### [Problem to solve]
In the entries below, find the line with "Reproduce this chart with React, TypeScript" and the line with "2.6015, 2.604, 2.7]", then retype both and everything between them exactly. Do not copy the pictures.

>> Start Listed records

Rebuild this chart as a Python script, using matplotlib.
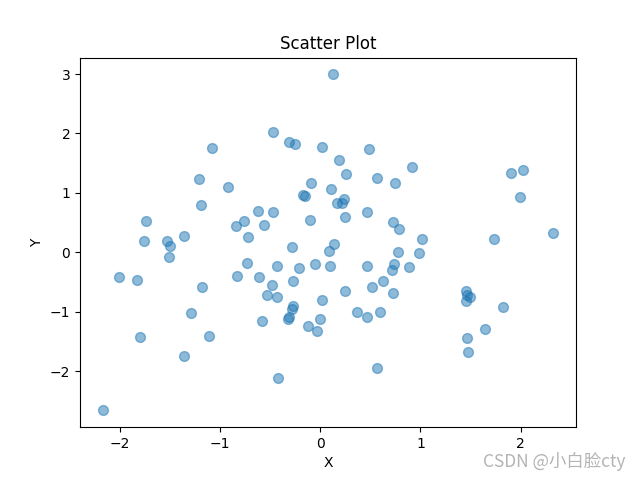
import matplotlib
matplotlib.use("Agg")
import matplotlib.pyplot as plt

x = [0.13, -0.473, -0.313, -0.25, 0.02, 0.49, -1.08, 0.187, 0.92, 0.564,
     -1.21, 0.257, -0.093, 0.747, 1.90, 2.02, -0.92, -0.17, -0.15, 0.11,
     1.99, -1.19, 0.164, 0.24, 0.212, -0.62, -0.473, 0.467, 0.25, -0.763,
     -0.563, -0.103, -1.74, 0.724, 0.79, -0.84, -0.723, -1.36, 2.327, 1.02,
     1.73, -1.76, -1.53, -1.503, 0.137, -0.286, 0.087, 0.78, 0.99, -1.513,
     -2.01, -1.83, -0.05, -0.21, 0.097, 0.464, -0.43, -0.728, -0.833, -0.613,
     -0.276, 0.63, 0.737, 0.717, 0.882, -1.18, -0.483, 0.52, 0.247, -0.536,
     -0.43, 0.73, 1.45, 1.46, 1.497, 1.457, 0.02, -0.273, -0.283, 1.82,
     -1.286, 0.364, 0.464, 0.597, -0.313, -0.323, -0.583, -0.003, -0.123, -0.03,
     1.64, -1.11, -1.803, 1.46, -1.36, 1.47, 0.567, -0.42, -2.173]
y = [2.995, 2.024, 1.855, 1.816, 1.766, 1.732, 1.749, 1.552, 1.434, 1.244,
     1.227, 1.311, 1.160, 1.160, 1.328, 1.384, 1.098, 0.963, 0.946, 1.059,
     0.929, 0.790, 0.833, 0.891, 0.828, 0.689, 0.672, 0.672, 0.593, 0.534,
     0.458, 0.537, 0.520, 0.513, 0.391, 0.436, 0.256, 0.273, 0.318, 0.226,
     0.226, 0.189, 0.189, 0.109, 0.138, 0.082, 0.015, -0.002, -0.013, -0.081,
     -0.418, -0.473, -0.199, -0.266, -0.232, -0.232, -0.232, -0.182, -0.401, -0.418,
     -0.485, -0.485, -0.199, -0.300, -0.249, -0.591, -0.552, -0.586, -0.653, -0.721,
     -0.754, -0.687, -0.658, -0.721, -0.759, -0.822, -0.805, -0.906, -0.956, -0.928,
     -1.024, -1.007, -1.096, -1.007, -1.091, -1.116, -1.158, -1.125, -1.247, -1.327,
     -1.293, -1.416, -1.428, -1.444, -1.753, -1.685, -1.949, -2.123, -2.662]

fig, ax = plt.subplots(figsize=(6.4, 4.8), dpi=100)
ax.scatter(x, y, s=50, alpha=0.5)
ax.set_title("Scatter Plot")
ax.set_xlabel("X")
ax.set_ylabel("Y")
fig.text(0.754, 0.028, "CSDN @小白脸cty", fontsize=12.5, color="#b4b4b4",
         family=["Noto Sans CJK SC", "DejaVu Sans"])
fig.savefig("out.png", dpi=100)
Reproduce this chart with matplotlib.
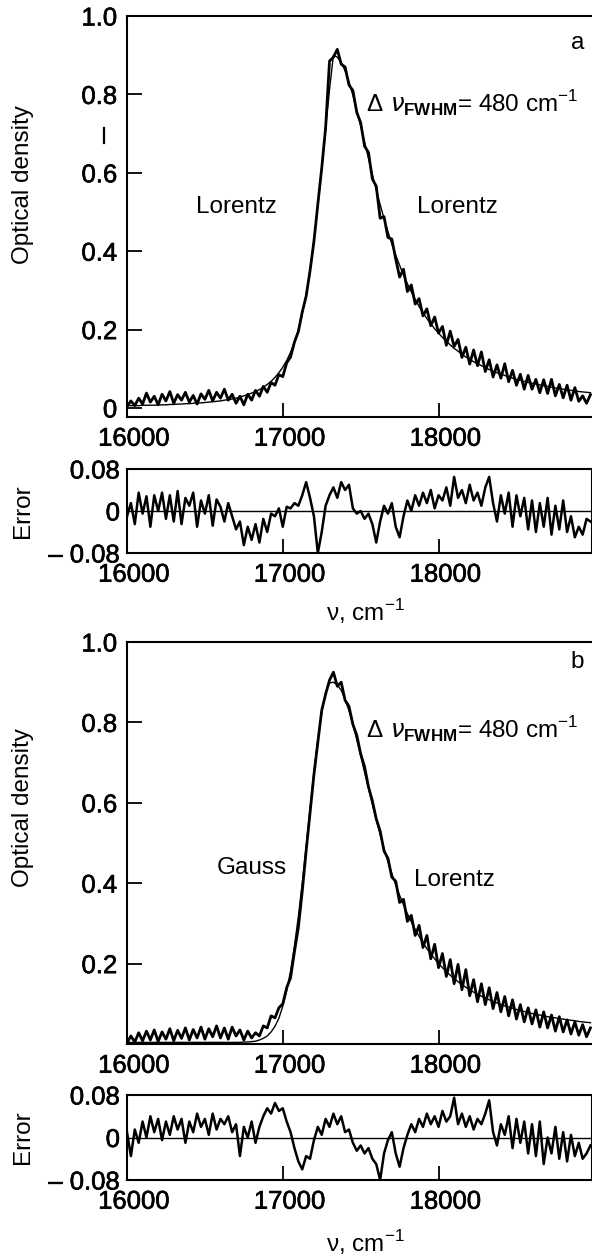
import numpy as np
import matplotlib
matplotlib.use("Agg")
import matplotlib.pyplot as plt
import matplotlib.patheffects as pe
from matplotlib.lines import Line2D
from matplotlib.transforms import ScaledTranslation

plt.rcParams['font.family'] = ['Liberation Sans', 'DejaVu Sans']
plt.rcParams['mathtext.fontset'] = 'custom'
plt.rcParams['mathtext.rm'] = 'Liberation Sans'
plt.rcParams['mathtext.bf'] = 'Liberation Sans:bold'
plt.rcParams['axes.linewidth'] = 1.5

# wavenumber grid, cm^-1 (25 cm^-1 step)
nu = 16000 + 25 * np.arange(120)

# (a) measured optical density
od_a = [
    0.004, 0.018, 0.006, 0.025, 0.010, 0.038, 0.015, 0.030, 0.008, 0.035,
    0.018, 0.042, 0.012, 0.034, 0.020, 0.040, 0.015, 0.032, 0.010, 0.036,
    0.022, 0.045, 0.018, 0.040, 0.025, 0.048, 0.020, 0.035, 0.012, 0.030,
    0.008, 0.035, 0.020, 0.045, 0.030, 0.055, 0.040, 0.065, 0.058, 0.085,
    0.080, 0.115, 0.130, 0.168, 0.195, 0.245, 0.285, 0.350, 0.425, 0.520,
    0.612, 0.715, 0.885, 0.895,
    0.915, 0.877, 0.870, 0.824, 0.810, 0.754, 0.728, 0.668, 0.652, 0.584,
    0.566, 0.484, 0.488, 0.435, 0.431, 0.380, 0.334, 0.354, 0.297, 0.314,
    0.265, 0.279, 0.235, 0.253, 0.210, 0.232, 0.191, 0.208, 0.160, 0.196,
    0.157, 0.175, 0.129, 0.155, 0.112, 0.148, 0.108, 0.143, 0.093, 0.123,
    0.079, 0.110, 0.076, 0.113, 0.067, 0.096, 0.058, 0.086, 0.048, 0.083,
    0.048, 0.073, 0.039, 0.072, 0.037, 0.073, 0.031, 0.060, 0.026, 0.058,
    0.020, 0.052, 0.017, 0.031, 0.012, 0.034,
]

# (a) Lorentz / Lorentz fit
fit_a = [
    0.006, 0.006, 0.006, 0.006, 0.007, 0.007, 0.007, 0.007, 0.008, 0.008,
    0.008, 0.009, 0.009, 0.010, 0.010, 0.011, 0.011, 0.012, 0.013, 0.013,
    0.014, 0.015, 0.016, 0.017, 0.018, 0.020, 0.021, 0.023, 0.025, 0.028,
    0.031, 0.034, 0.038, 0.042, 0.047, 0.053, 0.060, 0.068, 0.078, 0.090,
    0.104, 0.121, 0.142, 0.168, 0.200, 0.240, 0.290, 0.352, 0.428, 0.515,
    0.610, 0.712, 0.812, 0.900,
    0.895, 0.882, 0.860, 0.832, 0.798, 0.760, 0.720, 0.678, 0.637, 0.596,
    0.556, 0.519, 0.483, 0.450, 0.419, 0.390, 0.364, 0.339, 0.317, 0.296,
    0.277, 0.259, 0.243, 0.228, 0.215, 0.202, 0.191, 0.180, 0.170, 0.161,
    0.152, 0.145, 0.137, 0.130, 0.124, 0.118, 0.113, 0.108, 0.103, 0.098,
    0.094, 0.090, 0.086, 0.083, 0.079, 0.076, 0.073, 0.071, 0.068, 0.065,
    0.063, 0.061, 0.059, 0.057, 0.055, 0.053, 0.051, 0.050, 0.048, 0.046,
    0.045, 0.044, 0.042, 0.041, 0.040, 0.039,
]

# (a) fit residual
err_a = [
    -0.010, 0.015, -0.025, 0.035, -0.005, 0.028, -0.030, 0.030, 0.000, 0.035,
    -0.015, 0.030, -0.020, 0.038, -0.025, 0.025, 0.010, 0.035, -0.030, 0.020,
    -0.005, 0.030, -0.028, 0.022, 0.008, -0.020, 0.015, -0.010, -0.035, -0.020,
    -0.065, -0.030, -0.055, -0.025, -0.060, -0.015, -0.040, -0.005, -0.010, 0.005,
    -0.030, 0.008, 0.005, 0.015, 0.010, 0.030, 0.055, 0.025, -0.010, -0.080,
    -0.040, 0.010, 0.030, 0.045, 0.025, 0.055, 0.040, 0.050, 0.005, -0.005,
    0.000, -0.015, -0.005, -0.025, -0.060, -0.020, 0.010, -0.005, 0.015, -0.030,
    -0.050, -0.010, 0.020, 0.000, 0.030, 0.010, 0.035, 0.015, 0.040, 0.005,
    0.030, 0.020, 0.045, 0.010, 0.065, 0.025, 0.040, 0.015, 0.050, 0.020,
    0.035, 0.010, 0.045, 0.065, 0.015, -0.020, 0.030, -0.005, 0.035, -0.030,
    0.030, -0.010, 0.025, -0.035, 0.020, -0.040, 0.015, -0.030, 0.025, -0.045,
    0.010, -0.035, 0.020, -0.040, -0.010, -0.050, -0.030, -0.045, -0.015, -0.020,
]

# (b) measured optical density
od_b = [
    0.003, 0.020, 0.005, 0.028, 0.008, 0.032, 0.010, 0.035, 0.006, 0.030,
    0.012, 0.038, 0.008, 0.034, 0.014, 0.040, 0.010, 0.036, 0.015, 0.042,
    0.012, 0.038, 0.018, 0.045, 0.015, 0.040, 0.012, 0.042, 0.020, 0.035,
    0.010, 0.032, 0.015, 0.028, 0.020, 0.045, 0.040, 0.070, 0.065, 0.090,
    0.100, 0.140, 0.165, 0.230, 0.290, 0.380, 0.480, 0.575, 0.670, 0.750,
    0.830, 0.870, 0.905,
    0.925, 0.890, 0.900, 0.855, 0.840, 0.795, 0.768, 0.722, 0.690, 0.640,
    0.605, 0.560, 0.530, 0.480, 0.462, 0.415, 0.405, 0.352, 0.360, 0.305,
    0.320, 0.270, 0.295, 0.240, 0.270, 0.212, 0.248, 0.190, 0.225, 0.168,
    0.210, 0.150, 0.198, 0.135, 0.185, 0.120, 0.160, 0.105, 0.150, 0.098,
    0.140, 0.088, 0.128, 0.080, 0.118, 0.070, 0.110, 0.062, 0.098, 0.055,
    0.090, 0.050, 0.085, 0.042, 0.080, 0.040, 0.072, 0.032, 0.068, 0.030,
    0.060, 0.025, 0.055, 0.022, 0.048, 0.018, 0.040,
]

# (b) Gauss / Lorentz fit
fit_b = [
    0.004, 0.004, 0.004, 0.004, 0.004, 0.004, 0.004, 0.004, 0.004, 0.004,
    0.004, 0.004, 0.004, 0.004, 0.004, 0.004, 0.004, 0.004, 0.004, 0.004,
    0.004, 0.004, 0.004, 0.004, 0.004, 0.004, 0.004, 0.004, 0.004, 0.004,
    0.005, 0.005, 0.006, 0.007, 0.010, 0.014, 0.020, 0.030, 0.044, 0.064,
    0.094, 0.132, 0.182, 0.244, 0.317, 0.400, 0.491, 0.585, 0.676, 0.758,
    0.826, 0.874, 0.898,
    0.900, 0.893, 0.880, 0.857, 0.829, 0.795, 0.757, 0.717, 0.676, 0.636,
    0.596, 0.558, 0.521, 0.486, 0.454, 0.424, 0.396, 0.370, 0.346, 0.324,
    0.304, 0.285, 0.268, 0.252, 0.237, 0.224, 0.212, 0.200, 0.190, 0.180,
    0.171, 0.163, 0.155, 0.148, 0.141, 0.135, 0.129, 0.124, 0.119, 0.114,
    0.110, 0.106, 0.102, 0.098, 0.095, 0.092, 0.089, 0.086, 0.083, 0.081,
    0.078, 0.076, 0.074, 0.072, 0.070, 0.068, 0.066, 0.065, 0.063, 0.062,
    0.060, 0.059, 0.058, 0.056, 0.055, 0.054, 0.053,
]

# (b) fit residual
err_b = [
    0.010, -0.035, 0.015, -0.010, 0.030, 0.000, 0.040, 0.010, 0.035, -0.005,
    0.030, 0.005, 0.040, 0.015, 0.035, -0.010, 0.030, 0.010, 0.045, 0.020,
    0.035, 0.005, 0.045, 0.015, 0.035, 0.025, 0.040, 0.010, 0.025, -0.035,
    0.020, 0.000, 0.030, -0.010, 0.020, 0.040, 0.055, 0.045, 0.065, 0.050,
    0.055, 0.030, 0.010, -0.020, -0.045, -0.060, -0.035, -0.040, -0.005, 0.020,
    0.005, 0.035, 0.020, 0.045, 0.025, 0.040, 0.010, 0.015, -0.010, -0.025,
    -0.015, -0.030, -0.020, -0.040, -0.050, -0.080, -0.030, -0.005, 0.010, -0.030,
    -0.055, -0.020, 0.005, 0.025, 0.010, 0.035, 0.020, 0.045, 0.025, 0.040,
    0.020, 0.050, 0.030, 0.040, 0.075, 0.025, 0.045, 0.020, 0.040, 0.015,
    0.035, 0.025, 0.045, 0.070, 0.010, -0.015, 0.025, 0.005, 0.040, -0.020,
    0.035, -0.010, 0.030, -0.030, 0.025, -0.035, 0.030, -0.050, 0.000, -0.030,
    0.020, -0.040, 0.010, -0.045, 0.005, -0.035, -0.010, -0.040, -0.030, -0.015,
]

for arr in (od_a, fit_a, err_a, od_b, fit_b, err_b):
    assert len(arr) == len(nu), len(arr)

xticks = [16000, 17000, 18000]
xlim = (16000, 18985)
W, H = 592, 1259


def px_axes(top, bottom, left=127, right=592):
    return [left / W, 1 - bottom / H, (right - left) / W, (bottom - top) / H]


fig = plt.figure(figsize=(W / 100, H / 100), dpi=100)

ax_a = fig.add_axes(px_axes(16, 417))
ax_ea = fig.add_axes(px_axes(469, 553))
ax_b = fig.add_axes(px_axes(642, 1044))
ax_eb = fig.add_axes(px_axes(1095, 1180))

TICK_FS = 18.5
LABEL_FS = 17.5
heavy = [pe.withStroke(linewidth=0.45, foreground='black')]
shift = ScaledTranslation(0.07, 0, fig.dpi_scale_trans)


def style(ax):
    ax.set_xlim(*xlim)
    ax.set_xticks(xticks)
    ax.set_xticklabels([str(t) for t in xticks])
    ax.tick_params(direction='in', labelsize=TICK_FS, width=1.3,
                   top=False, right=False, pad=7)
    ax.tick_params(axis='x', length=10)
    for lab in ax.get_xticklabels():
        lab.set_transform(lab.get_transform() + shift)


def heavy_ticklabels(ax):
    for lab in ax.get_xticklabels() + ax.get_yticklabels():
        lab.set_path_effects(heavy)


def spectrum(ax, od, fit, ylim, yticks, ylabels, label_y):
    ax.plot(nu, od, color='black', lw=2.0, solid_joinstyle='round')
    ax.plot(nu, fit, color='black', lw=1.0)
    style(ax)
    ax.set_ylim(*ylim)
    ax.set_yticks(yticks)
    ax.set_yticklabels(ylabels)
    ax.tick_params(axis='y', length=11)
    ax.spines['right'].set_visible(False)
    ax.set_ylabel('Optical density', fontsize=LABEL_FS)
    ax.yaxis.set_label_coords(-0.20, label_y)
    heavy_ticklabels(ax)


def residual(ax, err):
    ax.plot(nu, err, color='black', lw=1.8, solid_joinstyle='round')
    ax.axhline(0, color='black', lw=1.0)
    style(ax)
    ax.set_ylim(-0.08, 0.08)
    ax.set_yticks([-0.08, 0, 0.08])
    ax.set_yticklabels(['\u2013 0.08', '0', '0.08'])
    ax.tick_params(axis='y', length=0, pad=5)
    ax.set_ylabel('Error', fontsize=LABEL_FS)
    ax.yaxis.set_label_coords(-0.20, 0.5)
    heavy_ticklabels(ax)


fwhm = r'$\Delta\ \nu_{\mathbf{FWHM}}$= 480 cm$^{-1}$'

spectrum(ax_a, od_a, fit_a, (-0.023, 1.0), [0, 0.2, 0.4, 0.6, 0.8, 1.0],
         ['0', '0.2', '0.4', '0.6', '0.8', '1.0'], 0.58)
ax_a.text(18890, 0.93, 'a', fontsize=LABEL_FS, ha='center', va='center')
ax_a.text(16705, 0.513, 'Lorentz', fontsize=LABEL_FS, ha='center', va='center')
ax_a.text(18120, 0.513, 'Lorentz', fontsize=LABEL_FS, ha='center', va='center')
ax_a.text(17535, 0.775, fwhm, fontsize=LABEL_FS, ha='left', va='center')
residual(ax_ea, err_a)

spectrum(ax_b, od_b, fit_b, (0, 1.0), [0.2, 0.4, 0.6, 0.8, 1.0],
         ['0.2', '0.4', '0.6', '0.8', '1.0'], 0.587)
ax_b.text(18890, 0.95, 'b', fontsize=LABEL_FS, ha='center', va='center')
ax_b.text(16800, 0.438, 'Gauss', fontsize=LABEL_FS, ha='center', va='center')
ax_b.text(18105, 0.408, 'Lorentz', fontsize=LABEL_FS, ha='center', va='center')
ax_b.text(17535, 0.78, fwhm, fontsize=LABEL_FS, ha='left', va='center')
residual(ax_eb, err_b)

xlab = 'ν, cm$^{-1}$'
fig.text(365 / W, 1 - 612 / H, xlab, fontsize=LABEL_FS, ha='center', va='center')
fig.text(365 / W, 1 - 1243 / H, xlab, fontsize=LABEL_FS, ha='center', va='center')

# short stroke left of the 0.8 label
fig.add_artist(Line2D([104 / W, 104 / W], [1 - 128 / H, 1 - 143 / H],
                      color='black', lw=1.6))

fig.savefig('out.png', dpi=100)
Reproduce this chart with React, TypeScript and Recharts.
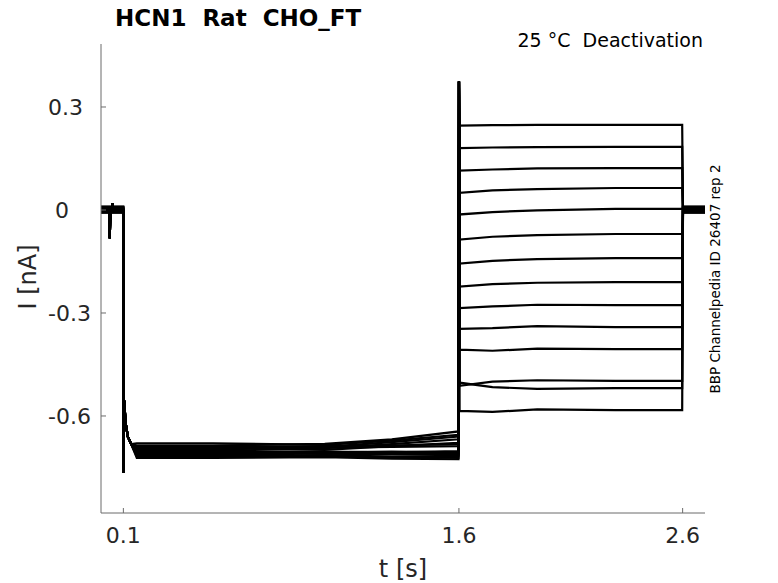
import { LineChart, Line, XAxis, YAxis } from "recharts"

// sweep time keypoints (s)
const times = [0, 0.038, 0.039, 0.041, 0.043, 0.051, 0.052, 0.054, 0.0995, 0.1002, 0.1035, 0.11, 0.12, 0.135, 0.16, 0.5, 1.0, 1.3, 1.598, 1.6002, 1.603, 1.75, 1.95, 2.3, 2.598, 2.6015, 2.604, 2.7]

// per-sweep levels (nA)
const baseline = [0.004, -0.003, 0.008, -0.006, 0.002, 0.01, -0.008, 0.005, -0.002, 0.007, -0.005, 0.001, 0.009, -0.007]
const holdA = [-0.68, -0.708, -0.694, -0.718, -0.686, -0.7, -0.69, -0.712, -0.697, -0.722, -0.688, -0.704, -0.694, -0.714]
const holdB = [-0.684, -0.704, -0.699, -0.714, -0.681, -0.706, -0.694, -0.71, -0.692, -0.72, -0.69, -0.71, -0.688, -0.718]
const holdC = [-0.672, -0.706, -0.688, -0.718, -0.668, -0.704, -0.682, -0.712, -0.69, -0.724, -0.676, -0.708, -0.686, -0.72]
const holdEnd = [-0.655, -0.702, -0.678, -0.718, -0.645, -0.706, -0.668, -0.714, -0.688, -0.726, -0.66, -0.71, -0.682, -0.722]
const tailStart = [0.246, 0.18, 0.115, 0.05, -0.013, -0.086, -0.156, -0.223, -0.286, -0.346, -0.407, -0.512, -0.503, -0.585]
const tailMid = [0.247, 0.182, 0.118, 0.057, -0.006, -0.078, -0.148, -0.216, -0.281, -0.344, -0.41, -0.5, -0.516, -0.588]
const tailEarly = [0.248, 0.183, 0.121, 0.061, -0.001, -0.073, -0.143, -0.212, -0.276, -0.338, -0.404, -0.496, -0.521, -0.581]
const tailLevel = [0.248, 0.184, 0.122, 0.064, 0.003, -0.07, -0.14, -0.21, -0.277, -0.341, -0.405, -0.498, -0.519, -0.583]

// shared waveform pieces (nA)
const dipLow = -0.082
const dipRecover = -0.03
const blip = 0.02
const onsetSpike = -0.765
const onsetRelax = [-0.555, -0.62, -0.66, -0.682]
const offsetSpike = 0.374

const xTicks = [0.1, 1.6, 2.6]
const yTicks = [-0.6, -0.3, 0, 0.3]

const ids = baseline.map((_, k) => "s" + k)

const pick = (row: number, k: number): number => {
  const t = times[row]
  if (row === 2) return dipLow
  if (row === 3) return dipRecover
  if (row === 6) return blip
  if (row === 9) return onsetSpike
  if (row >= 10 && row <= 13) return onsetRelax[row - 10]
  if (t < 0.1) return baseline[k]
  if (t === 0.16) return holdA[k]
  if (t === 0.5) return holdA[k]
  if (t === 1.0) return holdB[k]
  if (t === 1.3) return holdC[k]
  if (t === 1.598) return holdEnd[k]
  if (t === 1.6002) return offsetSpike
  if (t === 1.603) return tailStart[k]
  if (t === 1.75) return tailMid[k]
  if (t === 1.95) return tailEarly[k]
  if (t <= 2.598) return tailLevel[k]
  return baseline[k]
}

const data = times.map((t, row) => {
  const r: Record<string, number> = { t }
  ids.forEach((id, k) => { r[id] = pick(row, k) })
  return r
})

const AXIS = "#6b6b6b"
const FONT = "'DejaVu Sans', sans-serif"

const YTick = ({ x, y, payload }: any) => {
  const v = payload.value
  const label = v === 0 ? "0" : String(v)
  return (
    <g>
      <line x1={x} x2={x + 5} y1={y} y2={y} stroke={AXIS} />
      <text x={v === 0 ? x - 46 : x - 53} y={y + 8} textAnchor="start" fontSize={22} fontFamily={FONT} fill="#262626">{label}</text>
    </g>
  )
}

const XTick = ({ x, y, payload }: any) => (
  <g>
    <line x1={x} x2={x} y1={y} y2={y - 5} stroke={AXIS} />
    <text x={x} y={y + 30} textAnchor="middle" fontSize={22} fontFamily={FONT} fill="#262626">{String(payload.value)}</text>
  </g>
)

export default function App() {
  return (
    <div style={{ position: "absolute", left: 0, top: 0, width: 778, height: 583, background: "#fff" }}>
      <LineChart width={778} height={583} data={data} margin={{ top: 44, right: 73, bottom: 30, left: 41 }}>
        <XAxis
          dataKey="t" type="number" domain={[0, 2.7]} ticks={xTicks} height={40}
          tickSize={0} tickMargin={0} tickLine={false} tick={<XTick />}
          axisLine={{ stroke: AXIS }} allowDataOverflow
        />
        <YAxis
          type="number" domain={[-0.8826, 0.4835]} ticks={yTicks} width={60}
          tickSize={0} tickMargin={0} tickLine={false} tick={<YTick />}
          axisLine={{ stroke: AXIS }} allowDataOverflow
        />
        {ids.map((id) => (
          <Line key={id} dataKey={id} type="linear" stroke="#000" strokeWidth={2.2} dot={false} isAnimationActive={false} />
        ))}
      </LineChart>
      <svg width={778} height={583} style={{ position: "absolute", left: 0, top: 0, pointerEvents: "none" }}>
        <text x={115} y={26} fontSize={23} fontWeight="bold" fontFamily={FONT} fill="#000" style={{ whiteSpace: "pre" }}>{"HCN1  Rat  CHO_FT"}</text>
        <text x={703} y={47} textAnchor="end" fontSize={19} fontFamily={FONT} fill="#000" style={{ whiteSpace: "pre" }}>{"25 °C  Deactivation"}</text>
        <text x={403} y={577} textAnchor="middle" fontSize={24} fontFamily={FONT} fill="#262626">t [s]</text>
        <text transform="translate(36,277) rotate(-90)" textAnchor="middle" fontSize={24} fontFamily={FONT} fill="#262626">I [nA]</text>
        <text transform="translate(720,279) rotate(-90)" textAnchor="middle" fontSize={13.5} fontFamily={FONT} fill="#000">BBP Channelpedia ID 26407 rep 2</text>
      </svg>
    </div>
  )
}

>> End Listed records

### [Answer to the task]
Reproduce this chart with React, TypeScript and Recharts.
import { LineChart, Line, XAxis, YAxis } from "recharts"

// sweep time keypoints (s)
const times = [0, 0.038, 0.039, 0.041, 0.043, 0.051, 0.052, 0.054, 0.0995, 0.1002, 0.1035, 0.11, 0.12, 0.135, 0.16, 0.5, 1.0, 1.3, 1.598, 1.6002, 1.603, 1.75, 1.95, 2.3, 2.598, 2.6015, 2.604, 2.7]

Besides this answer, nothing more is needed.